Which lines hold the word "Write"? Copy each of them from the material.
# # # # #
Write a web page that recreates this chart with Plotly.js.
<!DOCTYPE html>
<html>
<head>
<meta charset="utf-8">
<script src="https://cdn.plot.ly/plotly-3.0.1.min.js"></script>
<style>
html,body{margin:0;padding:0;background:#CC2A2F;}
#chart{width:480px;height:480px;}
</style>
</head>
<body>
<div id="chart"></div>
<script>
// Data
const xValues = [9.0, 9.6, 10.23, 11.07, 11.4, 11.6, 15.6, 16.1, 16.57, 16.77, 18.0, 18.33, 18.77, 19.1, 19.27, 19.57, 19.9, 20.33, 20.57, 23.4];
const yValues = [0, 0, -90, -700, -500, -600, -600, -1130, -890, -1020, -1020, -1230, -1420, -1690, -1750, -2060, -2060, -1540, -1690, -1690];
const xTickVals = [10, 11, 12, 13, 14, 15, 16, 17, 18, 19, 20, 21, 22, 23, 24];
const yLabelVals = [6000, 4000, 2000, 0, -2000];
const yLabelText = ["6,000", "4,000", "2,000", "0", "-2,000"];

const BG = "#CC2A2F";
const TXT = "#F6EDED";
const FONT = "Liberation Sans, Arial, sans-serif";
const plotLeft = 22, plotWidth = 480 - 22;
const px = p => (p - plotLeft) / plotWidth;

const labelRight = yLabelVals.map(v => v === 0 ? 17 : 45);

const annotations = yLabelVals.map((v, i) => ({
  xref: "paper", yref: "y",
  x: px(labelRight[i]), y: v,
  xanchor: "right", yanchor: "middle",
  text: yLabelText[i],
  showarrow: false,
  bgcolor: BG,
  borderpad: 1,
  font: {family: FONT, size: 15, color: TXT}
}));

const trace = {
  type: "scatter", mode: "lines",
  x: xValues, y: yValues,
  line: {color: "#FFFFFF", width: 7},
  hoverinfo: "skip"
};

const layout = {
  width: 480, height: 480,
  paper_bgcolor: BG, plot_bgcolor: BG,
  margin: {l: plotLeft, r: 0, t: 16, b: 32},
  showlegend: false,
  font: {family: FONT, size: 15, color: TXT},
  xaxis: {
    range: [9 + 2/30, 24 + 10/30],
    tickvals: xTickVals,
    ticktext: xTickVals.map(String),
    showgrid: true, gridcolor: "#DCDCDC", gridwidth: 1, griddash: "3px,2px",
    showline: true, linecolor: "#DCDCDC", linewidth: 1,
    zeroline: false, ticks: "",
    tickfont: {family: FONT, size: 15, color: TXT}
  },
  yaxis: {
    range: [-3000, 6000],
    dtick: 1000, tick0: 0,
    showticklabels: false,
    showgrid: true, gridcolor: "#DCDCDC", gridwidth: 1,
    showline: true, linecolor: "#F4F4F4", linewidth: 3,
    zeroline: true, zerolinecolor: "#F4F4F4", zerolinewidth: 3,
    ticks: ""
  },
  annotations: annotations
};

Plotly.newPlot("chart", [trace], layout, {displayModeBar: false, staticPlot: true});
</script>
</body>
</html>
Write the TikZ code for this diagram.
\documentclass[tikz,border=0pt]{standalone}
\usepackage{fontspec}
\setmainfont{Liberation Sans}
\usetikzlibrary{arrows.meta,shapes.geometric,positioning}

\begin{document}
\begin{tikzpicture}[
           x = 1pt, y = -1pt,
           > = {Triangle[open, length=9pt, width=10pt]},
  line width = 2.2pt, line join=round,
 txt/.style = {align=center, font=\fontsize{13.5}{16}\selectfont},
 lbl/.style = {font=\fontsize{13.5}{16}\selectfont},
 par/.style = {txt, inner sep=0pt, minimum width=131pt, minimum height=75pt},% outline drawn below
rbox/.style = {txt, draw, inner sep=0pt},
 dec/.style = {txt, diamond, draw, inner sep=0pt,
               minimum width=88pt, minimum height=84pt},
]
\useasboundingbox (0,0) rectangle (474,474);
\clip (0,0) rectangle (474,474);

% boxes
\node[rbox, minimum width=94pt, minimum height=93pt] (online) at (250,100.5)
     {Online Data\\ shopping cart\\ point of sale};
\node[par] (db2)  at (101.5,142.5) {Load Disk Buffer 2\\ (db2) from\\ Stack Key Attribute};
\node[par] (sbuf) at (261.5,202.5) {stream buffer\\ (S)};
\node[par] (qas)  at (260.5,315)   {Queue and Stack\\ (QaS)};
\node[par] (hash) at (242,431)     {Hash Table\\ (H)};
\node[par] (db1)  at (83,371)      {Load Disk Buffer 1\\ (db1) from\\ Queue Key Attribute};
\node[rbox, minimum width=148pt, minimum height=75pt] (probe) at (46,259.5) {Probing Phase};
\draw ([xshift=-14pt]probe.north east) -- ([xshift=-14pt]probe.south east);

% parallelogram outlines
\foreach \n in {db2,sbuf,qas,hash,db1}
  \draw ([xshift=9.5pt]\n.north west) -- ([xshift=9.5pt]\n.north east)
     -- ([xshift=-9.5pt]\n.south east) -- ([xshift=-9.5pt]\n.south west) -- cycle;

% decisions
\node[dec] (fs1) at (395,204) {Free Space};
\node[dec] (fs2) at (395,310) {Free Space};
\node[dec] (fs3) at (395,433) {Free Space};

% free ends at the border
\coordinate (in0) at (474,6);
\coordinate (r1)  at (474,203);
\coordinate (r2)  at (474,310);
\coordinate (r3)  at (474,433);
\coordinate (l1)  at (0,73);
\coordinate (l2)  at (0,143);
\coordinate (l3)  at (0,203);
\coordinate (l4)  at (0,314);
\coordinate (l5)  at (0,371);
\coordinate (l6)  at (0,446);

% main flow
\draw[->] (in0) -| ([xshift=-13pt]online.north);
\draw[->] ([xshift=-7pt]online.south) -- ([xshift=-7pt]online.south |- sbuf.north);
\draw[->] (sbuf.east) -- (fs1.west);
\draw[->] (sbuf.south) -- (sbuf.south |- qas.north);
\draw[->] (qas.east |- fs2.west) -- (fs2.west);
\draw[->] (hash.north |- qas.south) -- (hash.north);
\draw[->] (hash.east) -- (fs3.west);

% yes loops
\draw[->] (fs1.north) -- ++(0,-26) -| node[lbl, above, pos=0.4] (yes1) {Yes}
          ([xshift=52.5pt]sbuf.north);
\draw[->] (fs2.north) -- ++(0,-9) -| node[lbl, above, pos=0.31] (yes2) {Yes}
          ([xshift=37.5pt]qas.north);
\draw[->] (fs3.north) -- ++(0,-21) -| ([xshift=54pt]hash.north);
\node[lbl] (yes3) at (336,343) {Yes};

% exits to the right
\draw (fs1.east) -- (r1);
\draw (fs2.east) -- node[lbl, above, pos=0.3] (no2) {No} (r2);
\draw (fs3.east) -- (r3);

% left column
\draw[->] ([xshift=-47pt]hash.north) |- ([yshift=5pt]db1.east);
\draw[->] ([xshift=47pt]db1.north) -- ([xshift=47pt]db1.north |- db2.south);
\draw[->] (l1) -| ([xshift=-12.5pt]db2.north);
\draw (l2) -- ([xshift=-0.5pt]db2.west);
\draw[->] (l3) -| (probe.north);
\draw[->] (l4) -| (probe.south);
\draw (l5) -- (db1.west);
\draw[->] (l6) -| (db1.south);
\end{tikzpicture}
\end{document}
# # # # #
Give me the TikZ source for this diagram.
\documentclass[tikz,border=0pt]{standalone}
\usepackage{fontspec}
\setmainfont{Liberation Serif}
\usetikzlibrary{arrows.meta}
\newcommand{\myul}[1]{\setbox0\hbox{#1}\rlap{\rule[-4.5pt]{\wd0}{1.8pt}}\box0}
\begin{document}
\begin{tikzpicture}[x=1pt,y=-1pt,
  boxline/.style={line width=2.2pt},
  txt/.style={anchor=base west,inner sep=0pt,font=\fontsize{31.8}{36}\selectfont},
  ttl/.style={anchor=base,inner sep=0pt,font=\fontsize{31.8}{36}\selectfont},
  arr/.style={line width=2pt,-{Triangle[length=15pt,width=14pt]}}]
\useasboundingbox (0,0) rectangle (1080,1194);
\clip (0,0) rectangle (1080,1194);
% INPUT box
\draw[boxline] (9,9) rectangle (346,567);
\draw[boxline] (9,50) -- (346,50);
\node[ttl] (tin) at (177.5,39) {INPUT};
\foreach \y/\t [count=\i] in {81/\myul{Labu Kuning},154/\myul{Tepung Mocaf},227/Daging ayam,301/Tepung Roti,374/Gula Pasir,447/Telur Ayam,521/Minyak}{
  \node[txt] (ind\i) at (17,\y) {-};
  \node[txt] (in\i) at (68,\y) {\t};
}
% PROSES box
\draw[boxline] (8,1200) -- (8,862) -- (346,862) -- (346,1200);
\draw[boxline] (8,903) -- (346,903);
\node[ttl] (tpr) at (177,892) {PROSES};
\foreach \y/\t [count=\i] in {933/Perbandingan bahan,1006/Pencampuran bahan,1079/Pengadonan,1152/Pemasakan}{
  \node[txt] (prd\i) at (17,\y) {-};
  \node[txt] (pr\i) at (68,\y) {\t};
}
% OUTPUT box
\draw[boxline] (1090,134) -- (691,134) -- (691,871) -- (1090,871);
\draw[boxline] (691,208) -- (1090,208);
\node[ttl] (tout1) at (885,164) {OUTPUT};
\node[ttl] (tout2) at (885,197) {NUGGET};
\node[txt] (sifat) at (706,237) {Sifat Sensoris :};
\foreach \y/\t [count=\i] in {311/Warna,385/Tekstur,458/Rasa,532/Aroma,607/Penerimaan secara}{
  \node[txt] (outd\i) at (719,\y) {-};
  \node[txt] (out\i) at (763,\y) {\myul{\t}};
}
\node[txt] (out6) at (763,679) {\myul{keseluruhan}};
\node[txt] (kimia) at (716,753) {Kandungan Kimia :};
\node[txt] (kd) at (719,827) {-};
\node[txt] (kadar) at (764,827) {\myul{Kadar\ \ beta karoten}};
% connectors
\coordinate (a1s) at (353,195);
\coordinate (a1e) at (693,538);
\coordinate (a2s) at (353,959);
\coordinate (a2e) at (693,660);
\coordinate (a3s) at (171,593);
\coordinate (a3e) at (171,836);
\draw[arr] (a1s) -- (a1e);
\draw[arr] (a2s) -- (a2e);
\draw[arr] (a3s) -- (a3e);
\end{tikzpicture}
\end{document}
# # # # #
**Result of this exercise**
Write a web page that recreates this chart with Plotly.js.
Write the TikZ code for this diagram.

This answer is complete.